Ты скажешь, я недостаточно предметен? Но когда мы разговариваем друг с другом, я не говорю с тобой как с незнакомцем Глебом. Это смешно. Могу уйму вещей нарассказать тебе насчет того, каким никудышным управленцем был Ленин, что писал по любому вопросу бумажку за личной подписью. Он только перед смертью додумался до простой вещи – разделить обязанности между заместителями! Многое можно сказать. Но уже не на тему моей встречи с ним, обстоятельств этой встречи, ее затянувшегося характера и вероятной развязки.
Хорош государственный управленец. Жуткий финал, хуже Робеспьерова.
Кромвелю, давно погребенному, после Реставрации отрубили мертвую голову и возили ее по Англии всем напоказ.

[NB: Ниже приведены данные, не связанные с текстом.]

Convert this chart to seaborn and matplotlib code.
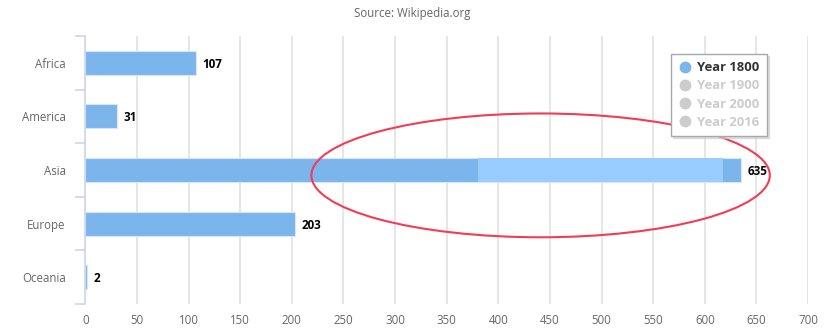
import matplotlib
matplotlib.use("Agg")
import matplotlib.pyplot as plt
from matplotlib.patches import Ellipse
from matplotlib.lines import Line2D
import seaborn as sns
import pandas as pd

# ---- data ----
categories = ["Africa", "America", "Asia", "Europe", "Oceania"]
values_1800 = [107, 31, 635, 203, 2]
legend_labels = ["Year 1800", "Year 1900", "Year 2000", "Year 2016"]
highlight_category = "Asia"
highlight_range = [380, 618]
x_ticks = [0, 50, 100, 150, 200, 250, 300, 350, 400, 450, 500, 550, 600, 650, 700]
title_text = "Source: Wikipedia.org"

# ellipse annotation (data coords: x value, category index)
ellipse_center = (441, 2.1)
ellipse_size = (444, 2.31)

sns.set_theme(style="white")
plt.rcParams["font.family"] = ["Open Sans", "DejaVu Sans"]

df = pd.DataFrame({"continent": categories, "value": values_1800})

fig = plt.figure(figsize=(8.25, 3.35), dpi=100)
ax = fig.add_axes([0.1034, 0.0925, 0.876, 0.8])

BAR = "#7cb5ec"
sns.barplot(data=df, y="continent", x="value", orient="h", color=BAR,
            width=0.45, edgecolor="#d6e6f8", linewidth=0.8, saturation=1,
            ax=ax, zorder=3)

# highlighted segment on Asia
hi = categories.index(highlight_category)
ax.barh(hi, highlight_range[1] - highlight_range[0], left=highlight_range[0],
        height=0.45 - 0.02, color="#99ccff", linewidth=0, zorder=4)

ax.set_xlim(0, 700)
ax.set_ylim(4.5, -0.5)
ax.set_xticks(x_ticks)
ax.set_xticklabels([str(t) for t in x_ticks])
ax.set_xlabel("")
ax.set_ylabel("")

ax.grid(axis="x", color="#e6e6e6", linewidth=1.4, zorder=0)
ax.grid(axis="y", visible=False)
for s in ["top", "right", "bottom"]:
    ax.spines[s].set_visible(False)
ax.spines["left"].set_color("#ccd6eb")
ax.spines["left"].set_linewidth(1.2)
ax.spines["left"].set_zorder(5)

# category boundary ticks on left axis
ax.set_yticks([i - 0.5 for i in range(len(categories) + 1)], minor=True)
ax.tick_params(axis="y", which="minor", length=7, color="#ccd6eb", width=1.2,
               direction="out", left=True)
ax.tick_params(axis="y", which="major", length=0, pad=14, labelsize=8.3,
               labelcolor="#666666")
ax.tick_params(axis="x", which="major", length=0, pad=7.5, labelsize=8.3,
               labelcolor="#666666")

# value labels
for i, v in enumerate(values_1800):
    ax.annotate(str(v), xy=(v, i), xytext=(4.5, 0), textcoords="offset points",
                ha="left", va="center_baseline", fontsize=8.4, fontweight="bold",
                color="black", zorder=6)

# red ellipse annotation
ell = Ellipse(ellipse_center, ellipse_size[0], ellipse_size[1], fill=False,
              edgecolor="#f23c55", linewidth=1.5, zorder=7)
ax.add_patch(ell)

# legend
handles = [Line2D([0], [0], marker="o", linestyle="", markersize=8.5,
                  markerfacecolor=BAR if i == 0 else "#cccccc",
                  markeredgecolor="none") for i in range(len(legend_labels))]
leg = ax.legend(handles, legend_labels, loc="upper right",
                bbox_to_anchor=(0.943, 0.933), borderaxespad=0,
                frameon=True, fancybox=False,
                shadow={"color": "#cccccc", "alpha": 0.6, "ox": 1.5, "oy": -1.5},
                prop={"weight": "bold", "size": 9.4}, handletextpad=0.45,
                handlelength=1.0, labelspacing=0.4, borderpad=0.55)
leg.get_frame().set_edgecolor("#a8a8a8")
leg.get_frame().set_linewidth(1.0)
for i, t in enumerate(leg.get_texts()):
    t.set_color("#333333" if i == 0 else "#cccccc")
leg.set_zorder(8)

fig.text(0.5, 1 - 13 / 335, title_text, ha="center", va="center",
         fontsize=8.3, color="#666666")

fig.savefig("out.png", dpi=100)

Не правда ли, как похоже на Мавзолей.
… Когда я пережил в середке 50-х годов свой генеральный срыв, после которого я весь вообще изменился, начиная от внешности и кончая тем, как стал выводить слова, – потрясением стало не то, что открылось в 1956-м. К чему-то я сам пришел и отчасти на своей шкуре познал. Дело было не в этом. Меня взорвала, едва не в клочья, оскорбительная легкость, с какой уходила эпоха. Не только то, с чем связана судьба или научная карьера. Но с чем связаны и твои проклятия, и твои казни, и нечто страшное грандиозностью, масштабом – то, в отношении чего даже про себя думать было страшно, если думалось.